25 Jan Just How Many Monitors Do You Need?
“How many monitors should I be using?
That’s a good question, and with multi-monitor use on the rise, it’s one that we get all the time. And our answer is usually pretty consistent.
“Well, that depends. Followed by a series of questions like:
“What do you do? What is your work flow? How is your vision? How much desk space do you have?
There are several reasons to consider at least a second monitor.
For instance, setting up two monitors can improve your productivity. Recent studies show that using multiple monitors cuts down on toggling from window to window. Over the course of an 8 hour work day, that can save you 15 whole minutes of toggle time.
Multiple monitors can also improve work flow. Say, for instance, you are a coder. You can have one screen that displays your code and the other display your results. If you need to reference data, or visuals on one screen and write or communicate about it on another, then multiple screens can work wonders. Security teams often have upward to 6 screens to be able to monitor several areas simultaneously.
Many people use their primary screen for the work that is being done in the moment and their second for e-mail alerts, twitter feeds and other incoming info. The use cases go on and on.
Be Careful Though
If you are not careful, using more than one monitor, especially for RSS feeds, e-mails etc., can throw you off your game and actually negatively impact your productivity.
You can also create unintended ergonomic woes.

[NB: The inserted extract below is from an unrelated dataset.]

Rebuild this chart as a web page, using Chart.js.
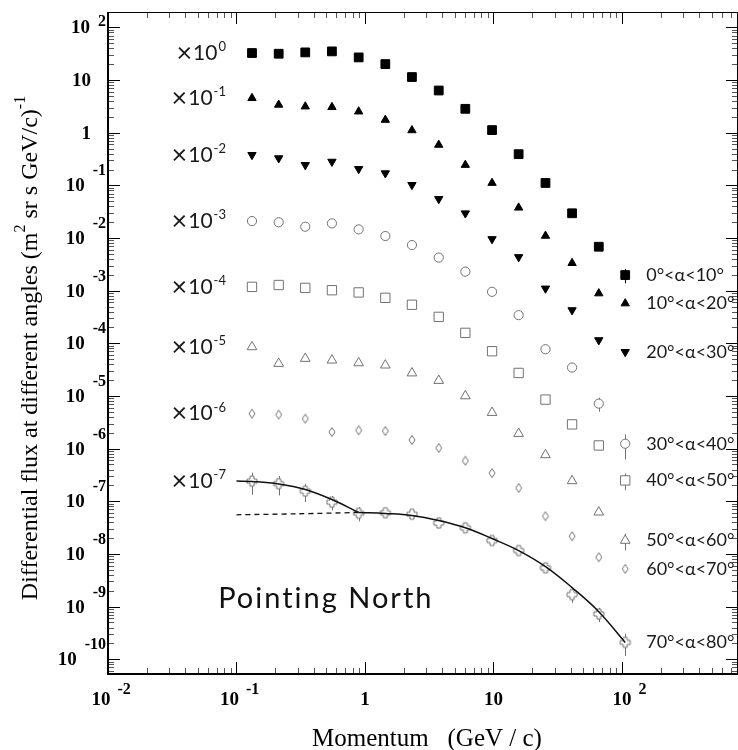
<!DOCTYPE html>
<html>
<head>
<meta charset="utf-8">
<script src="https://cdn.jsdelivr.net/npm/chart.js@4.4.1/dist/chart.umd.min.js"></script>
<style>
  html, body { margin: 0; padding: 0; background: #fff; }
</style>
</head>
<body>
<canvas id="flux" width="738" height="750"></canvas>
<script>
// Momentum bin centres (GeV/c)
const momentum = [0.132, 0.213, 0.343, 0.553, 0.893, 1.44, 2.32, 3.75, 6.04, 9.75, 15.7, 25.4, 40.9, 66.0, 106];

// Differential flux per angle bin (unscaled)
const flux0to10 = [32.6, 31.6, 33.5, 35.0, 26.9, 20.1, 11.4, 6.33, 2.84, 1.12, 0.391, 0.111, 0.0295, 0.00683, 0.00198];
const flux10to20 = [45.4, 33.9, 31.4, 30.6, 25.2, 17.5, 11.1, 5.87, 2.44, 1.11, 0.377, 0.110, 0.0334, 0.00887, 0.00572];
const flux20to30 = [37.9, 32.8, 24.4, 28.2, 20.5, 17.0, 10.2, 5.51, 2.95, 0.956, 0.435, 0.110, 0.0427, 0.0115, 0.00687];
const flux30to40 = [21.0, 19.9, 16.4, 19.0, 14.6, 10.9, 7.35, 4.25, 2.30, 0.951, 0.343, 0.0773, 0.0347, 0.00716, 0.00124];
const flux40to50 = [11.8, 12.8, 11.3, 10.2, 9.26, 7.31, 5.40, 3.18, 1.58, 0.708, 0.274, 0.0854, 0.0289, 0.0115, 0.00249];
const flux50to60 = [8.55, 4.13, 5.14, 4.77, 4.24, 3.84, 2.72, 1.96, 1.00, 0.483, 0.193, 0.0761, 0.0244, 0.00621, 0.00180];
const flux60to70 = [4.62, 4.43, 3.71, 2.07, 2.23, 2.16, 1.46, 1.03, 0.590, 0.343, 0.179, 0.0521, 0.0217, 0.00865, 0.00521];
const flux70to80 = [2.41, 2.16, 1.56, 0.962, 0.594, 0.605, 0.569, 0.387, 0.314, 0.180, 0.116, 0.0544, 0.0169, 0.00726, 0.00209];

// relative errors (only the ones that show outside the markers)
const err0to10 = [0, 0, 0, 0, 0, 0, 0, 0, 0, 0, 0, 0, 0, 0, 0.3];
const err30to40 = [0, 0, 0, 0, 0, 0, 0, 0, 0, 0, 0, 0, 0, 0.3, 0.5];
const err40to50 = [0, 0, 0, 0, 0, 0, 0, 0, 0, 0, 0, 0, 0, 0, 0.35];
const err50to60 = [0, 0, 0, 0, 0, 0, 0, 0, 0, 0, 0, 0, 0, 0, 0.35];
const err70to80 = [0.45, 0.4, 0.38, 0.3, 0.3, 0.12, 0.12, 0.1, 0.1, 0.1, 0.12, 0.15, 0.3, 0.3, 0.45];

// fit to the 70-80 deg bin (unscaled), low and high momentum parts
const fitLowP = [0.1, 0.132, 0.213, 0.343, 0.553, 0.893];
const fitLowFlux = [2.42, 2.38, 2.14, 1.68, 1.08, 0.613];
const fitHighP = [0.893, 1.44, 2.32, 3.75, 6.04, 9.75, 15.7, 25.4, 40.9, 66.0, 106];
const fitHighFlux = [0.613, 0.587, 0.538, 0.432, 0.314, 0.196, 0.116, 0.0576, 0.0230, 0.00802, 0.00209];
const fitExtP = [0.1, 0.3, 0.893];
const fitExtFlux = [0.554, 0.579, 0.613];

const scaleExp = [0, -1, -2, -3, -4, -5, -6, -7];
const angleLabels = ["0°<α<10°", "10°<α<20°", "20°<α<30°", "30°<α<40°", "40°<α<50°", "50°<α<60°", "60°<α<70°", "70°<α<80°"];

const grey = "#727272";
const sansFont = '"Lato", "Open Sans", sans-serif';
const serifFont = '"Liberation Serif", "Times New Roman", serif';

function openMarker(kind) {
	const c = document.createElement("canvas");
	c.width = 14;
	c.height = 14;
	const g = c.getContext("2d");
	g.strokeStyle = grey;
	g.fillStyle = "#fff";
	g.lineWidth = 1;
	g.beginPath();
	if (kind === "diamond") {
		g.moveTo(7, 2.5);
		g.lineTo(10, 7);
		g.lineTo(7, 11.5);
		g.lineTo(4, 7);
	} else {
		const s = 2, r = 5, o = 7;
		g.moveTo(o - s, o - r);
		g.lineTo(o + s, o - r);
		g.lineTo(o + s, o - s);
		g.lineTo(o + r, o - s);
		g.lineTo(o + r, o + s);
		g.lineTo(o + s, o + s);
		g.lineTo(o + s, o + r);
		g.lineTo(o - s, o + r);
		g.lineTo(o - s, o + s);
		g.lineTo(o - r, o + s);
		g.lineTo(o - r, o - s);
		g.lineTo(o - s, o - s);
	}
	g.closePath();
	g.fill();
	g.stroke();
	return c;
}

const allFlux = [flux0to10, flux10to20, flux20to30, flux30to40, flux40to50, flux50to60, flux60to70, flux70to80];
const allErr = [err0to10, null, null, err30to40, err40to50, err50to60, null, err70to80];
const markers = [
	{ style: "rect", radius: 6.2, fill: "#000", line: "#000" },
	{ style: "triangle", radius: 4.8, fill: "#000", line: "#000" },
	{ style: "triangle", radius: 4.8, fill: "#000", line: "#000", rot: 180 },
	{ style: "circle", radius: 4.6, fill: "#fff", line: grey },
	{ style: "rect", radius: 6.6, fill: "#fff", line: grey },
	{ style: "triangle", radius: 5.6, fill: "#fff", line: grey },
	{ style: openMarker("diamond"), radius: 5, fill: "#fff", line: grey },
	{ style: openMarker("cross"), radius: 5, fill: "#fff", line: grey },
];

const scaled = (arr, e) => arr.map(v => v * Math.pow(10, e));
const toPoints = (xs, ys) => xs.map((p, i) => ({ x: p, y: ys[i] }));

const datasets = [];

// fit curves first so they sit on top of the markers
datasets.push({
	type: "line",
	data: toPoints(fitLowP, scaled(fitLowFlux, -7)),
	borderColor: "#111",
	borderWidth: 1.5,
	pointRadius: 0,
	tension: 0.4,
	fill: false,
});
datasets.push({
	type: "line",
	data: toPoints(fitHighP, scaled(fitHighFlux, -7)),
	borderColor: "#111",
	borderWidth: 1.5,
	pointRadius: 0,
	tension: 0.4,
	fill: false,
});
datasets.push({
	type: "line",
	data: toPoints(fitExtP, scaled(fitExtFlux, -7)),
	borderColor: "#111",
	borderWidth: 1.3,
	borderDash: [5, 4],
	pointRadius: 0,
	tension: 0.3,
	fill: false,
});

allFlux.forEach((f, i) => {
	const m = markers[i];
	datasets.push({
		type: "scatter",
		label: angleLabels[i],
		data: toPoints(momentum, scaled(f, scaleExp[i])),
		pointStyle: m.style,
		pointRadius: m.radius,
		pointRotation: m.rot || 0,
		pointBackgroundColor: m.fill,
		pointBorderColor: m.line,
		pointBorderWidth: 1,
		errs: allErr[i],
		tag: i,
	});
});

const errorBars = {
	id: "errorBars",
	beforeDatasetsDraw(chart) {
		const { ctx, scales: { y } } = chart;
		ctx.save();
		ctx.lineWidth = 1;
		chart.data.datasets.forEach((ds, di) => {
			if (!ds.errs) return;
			const meta = chart.getDatasetMeta(di);
			ds.data.forEach((pt, k) => {
				const e = ds.errs[k];
				if (!e) return;
				const px = Math.round(meta.data[k].x) + 0.5;
				ctx.strokeStyle = markers[ds.tag].line;
				ctx.beginPath();
				ctx.moveTo(px, y.getPixelForValue(pt.y * (1 + e)));
				ctx.lineTo(px, y.getPixelForValue(pt.y * (1 - e)));
				ctx.stroke();
			});
		});
		ctx.restore();
	},
};

const frameAndLabels = {
	id: "frameAndLabels",
	afterDraw(chart) {
		const { ctx, chartArea: a, scales: { x, y } } = chart;
		ctx.save();

		// ticks, pointing inwards on all four sides
		ctx.lineWidth = 1;
		for (let e = -3; e <= 3; e++) {
			for (let m = 1; m <= 9; m++) {
				const v = m * Math.pow(10, e);
				if (v < x.min || v > x.max) continue;
				const px = Math.round(x.getPixelForValue(v)) + 0.5;
				const len = m === 1 ? 12 : 6;
				ctx.strokeStyle = m === 1 ? "#000" : "#555";
				ctx.beginPath();
				ctx.moveTo(px, a.bottom);
				ctx.lineTo(px, a.bottom - len);
				ctx.moveTo(px, a.top);
				ctx.lineTo(px, a.top + len);
				ctx.stroke();
			}
		}
		for (let e = -11; e <= 2; e++) {
			for (let m = 1; m <= 9; m++) {
				const v = m * Math.pow(10, e);
				if (v < y.min || v > y.max) continue;
				const py = Math.round(y.getPixelForValue(v)) + 0.5;
				const len = m === 1 ? 12 : 6;
				ctx.strokeStyle = m === 1 ? "#000" : "#555";
				ctx.beginPath();
				ctx.moveTo(a.left, py);
				ctx.lineTo(a.left + len, py);
				ctx.moveTo(a.right, py);
				ctx.lineTo(a.right - len, py);
				ctx.stroke();
			}
		}

		// frame
		ctx.strokeStyle = "#000";
		ctx.lineWidth = 1;
		ctx.beginPath();
		ctx.moveTo(a.left, a.top + 0.5);
		ctx.lineTo(a.right, a.top + 0.5);
		ctx.moveTo(a.right - 0.5, a.top);
		ctx.lineTo(a.right - 0.5, a.bottom);
		ctx.stroke();
		ctx.lineWidth = 2;
		ctx.beginPath();
		ctx.moveTo(a.left, a.top);
		ctx.lineTo(a.left, a.bottom);
		ctx.lineTo(a.right, a.bottom);
		ctx.stroke();

		// tick labels
		const tickFont = "bold 19px " + serifFont;
		const expFont = "bold 16px " + serifFont;
		ctx.fillStyle = "#000";
		ctx.textBaseline = "middle";
		for (let e = -10; e <= 2; e++) {
			const ty = y.getPixelForValue(Math.pow(10, e));
			if (e === 0 || e === 1) {
				ctx.font = tickFont;
				ctx.textAlign = "right";
				ctx.fillText(e === 0 ? "1" : "10", a.left - 17, ty + 1);
			} else {
				ctx.font = expFont;
				const ex = String(e);
				const ew = ctx.measureText(ex).width;
				ctx.textAlign = "right";
				ctx.fillText(ex, a.left - 2, ty - (e > 0 ? 6 : 14));
				ctx.font = tickFont;
				ctx.fillText("10", a.left - 2 - ew - 8, ty + 1);
			}
		}
		for (let e = -2; e <= 2; e++) {
			const tx = x.getPixelForValue(Math.pow(10, e));
			ctx.font = tickFont;
			ctx.textAlign = "center";
			if (e === 0 || e === 1) {
				ctx.fillText(e === 0 ? "1" : "10", tx, a.bottom + 26);
			} else {
				const bc = tx + (e < 0 ? -7 : 0);
				ctx.fillText("10", bc, a.bottom + 26);
				const bw = ctx.measureText("10").width;
				ctx.font = expFont;
				ctx.textAlign = "left";
				ctx.fillText(String(e), bc + bw / 2 + 7, a.bottom + 16);
			}
		}

		// axis titles
		ctx.font = "25px " + serifFont;
		ctx.textAlign = "center";
		ctx.fillText("Momentum   (GeV / c)", 427, a.bottom + 65);

		const parts = [
			["Differential flux at different angles (m", false],
			["2", true],
			[" sr s GeV/c)", false],
			["-1", true],
		];
		const bigF = "24px " + serifFont;
		const supF = "16px " + serifFont;
		let total = 0;
		parts.forEach(p => {
			ctx.font = p[1] ? supF : bigF;
			total += ctx.measureText(p[0]).width;
		});
		ctx.save();
		ctx.translate(31, 348);
		ctx.rotate(-Math.PI / 2);
		ctx.textAlign = "left";
		let cx = -total / 2;
		parts.forEach(p => {
			ctx.font = p[1] ? supF : bigF;
			ctx.fillText(p[0], cx, p[1] ? -10 : 0);
			cx += ctx.measureText(p[0]).width;
		});
		ctx.restore();

		// scale factor tags and angle labels beside the series
		ctx.fillStyle = "#1a1a1a";
		chart.data.datasets.forEach((ds, di) => {
			if (ds.tag === undefined) return;
			const meta = chart.getDatasetMeta(di);
			const first = meta.data[0];
			const last = meta.data[meta.data.length - 1];

			const right = first.x - 26;
			ctx.textAlign = "left";
			ctx.font = "13px " + sansFont;
			const sup = String(scaleExp[ds.tag]);
			const sw = ctx.measureText(sup).width;
			ctx.fillText(sup, right - sw, first.y - 6);
			ctx.font = "21px " + sansFont;
			const tw = ctx.measureText("10").width;
			ctx.fillText("10", right - sw - 1 - tw, first.y);
			ctx.font = "27px " + sansFont;
			const xw = ctx.measureText("×").width;
			ctx.fillText("×", right - sw - 2 - tw - xw, first.y);

			ctx.font = "18px " + sansFont;
			ctx.fillText(ds.label, last.x + 21, last.y);
		});

		ctx.font = "29px " + sansFont;
		ctx.letterSpacing = "2px";
		ctx.textAlign = "left";
		ctx.fillStyle = "#111";
		ctx.fillText("Pointing North", x.getPixelForValue(0.072), y.getPixelForValue(1.42e-9));
		ctx.letterSpacing = "0px";

		ctx.restore();
	},
};

new Chart(document.getElementById("flux"), {
	type: "scatter",
	data: { datasets },
	options: {
		responsive: false,
		animation: false,
		devicePixelRatio: 1,
		layout: { autoPadding: false, padding: { left: 108, top: 12, right: 0, bottom: 76 } },
		plugins: {
			legend: { display: false },
			tooltip: { enabled: false },
		},
		scales: {
			x: { type: "logarithmic", min: 0.01, max: 800, display: false },
			y: { type: "logarithmic", min: 5.25e-11, max: 196, display: false },
		},
	},
	plugins: [errorBars, frameAndLabels],
});
</script>
</body>
</html>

So, if you are currently using or thinking of working with more than one monitor, please keep the following set up guidelines in mind:
- Be aware of how far you sit from your monitor. Multiple monitors can be visually overwhelming causing you to sit further back from your monitors than normal. In fact, studies show that users can increase their focal distance by up to 10 inches! That can lead to heads and necks jutting forward (turtle necking), slouched posture and excessive forward leaning.
- Set yourself up at a comfortable distance from the monitor without craning your neck forward (about an arm’s length away).

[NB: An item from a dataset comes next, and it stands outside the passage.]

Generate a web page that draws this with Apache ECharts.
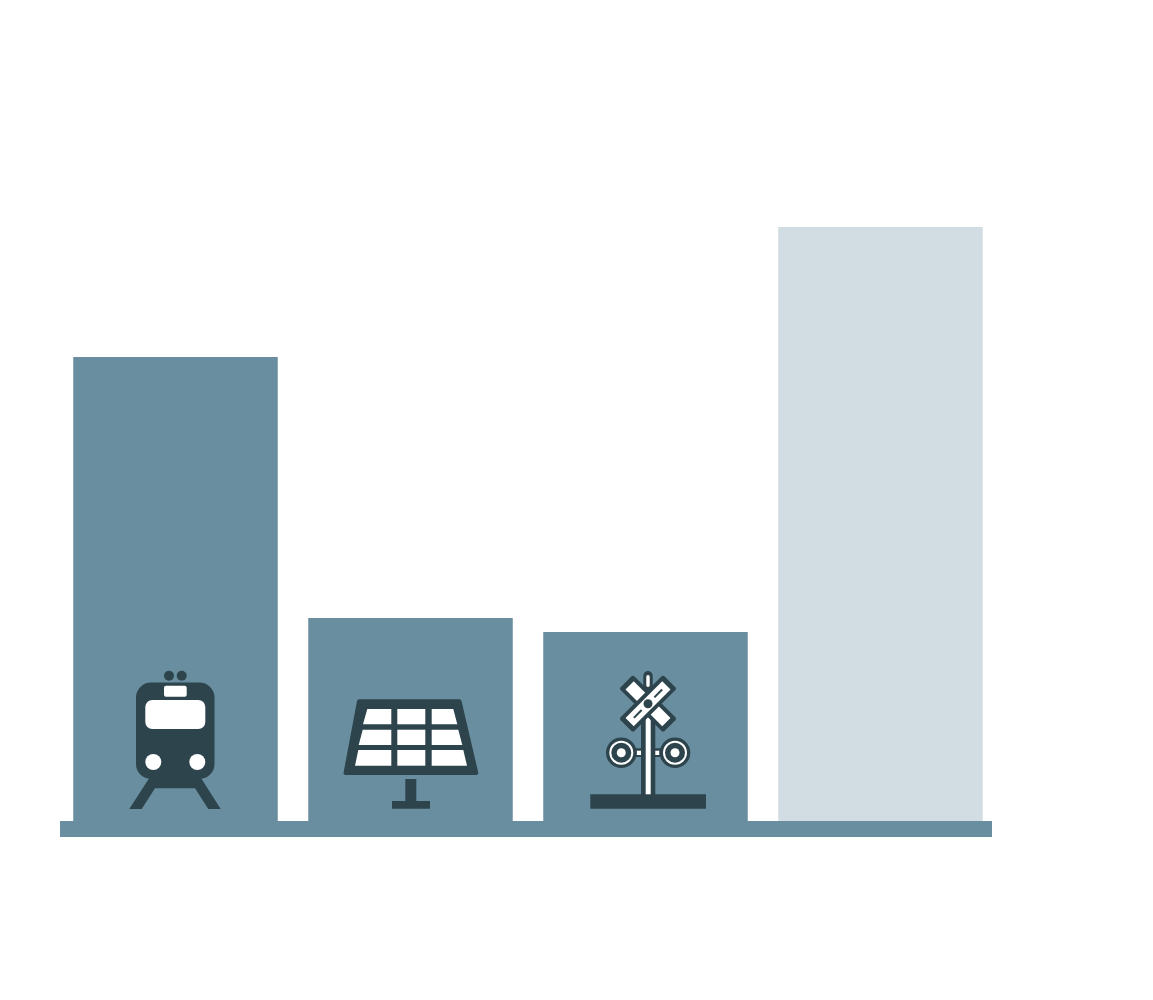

- In general, you want to place your monitor so that your eyes are level with the top 1/3 of your screen. However, the ultimate factor that dictates the height of your monitor is your posture and eye comfort. You want your monitor height to be set so that your head and neck are comfortably balanced over your spine and for you to experience easy viewing.

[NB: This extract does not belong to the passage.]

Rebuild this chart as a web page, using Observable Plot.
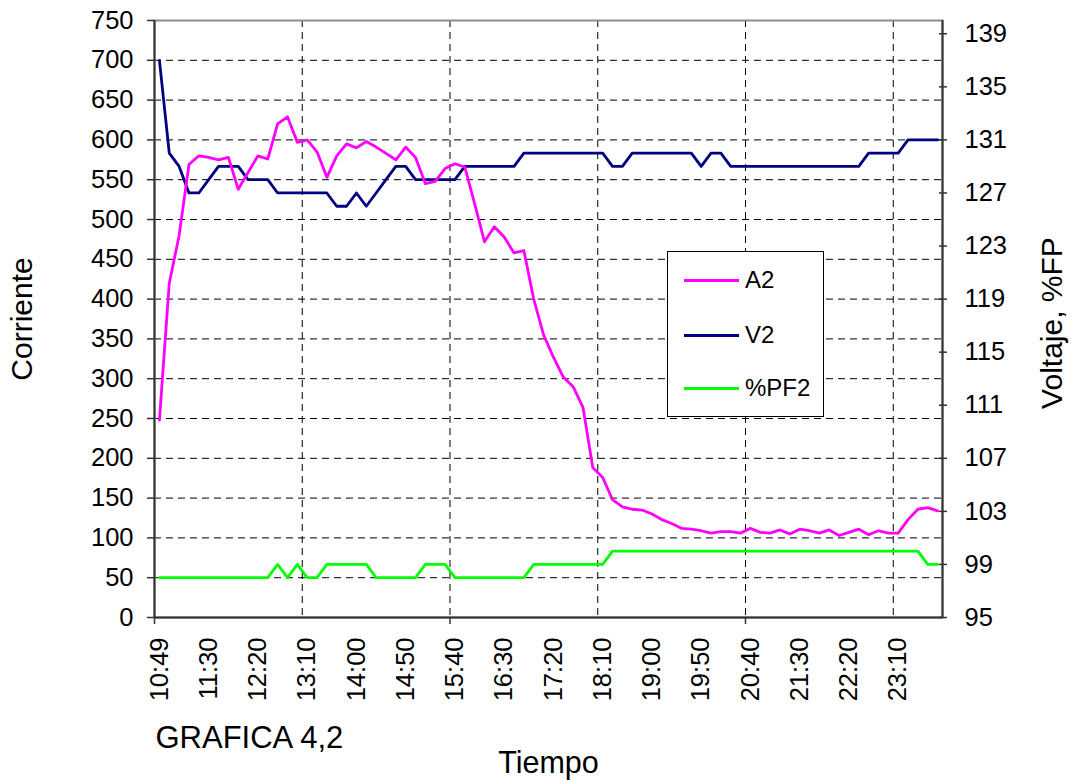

- With multiple monitors, make sure t0 set them at the same height as each other.
- If you use a laptop as one of your monitors, you may want to convert to an external monitor. if not, then make sure to raise the height of your laptop monitor (which may mean using an external keyboard and mouse) to be within 1 – 2″ from the top of your larger monitor.
Primary vs. Secondary Monitor
- If you work with both monitors equally, then it’s best to set them up side by side like a big book. You should be aligned in the center of both of them
- If you do 85% or more of your work on one monitor and use your second monitor for quick references, e-mail, etc., then you have the option to place your primary monitor directly in front of you and place your secondary monitor on the side of your dominant eye.
What About One BIG Monitor?
If desk space is an issue, you may want to consider using a big monitor that allows your to display several windows at once. This can be a great alternative to multiple monitors!
Check Your Vision!
No matter how many monitors you use, if you find yourself straining, to see, try making your font larger. Make sure your screens are clean and glare-free. Then again, it might be time to go get your eyes checked!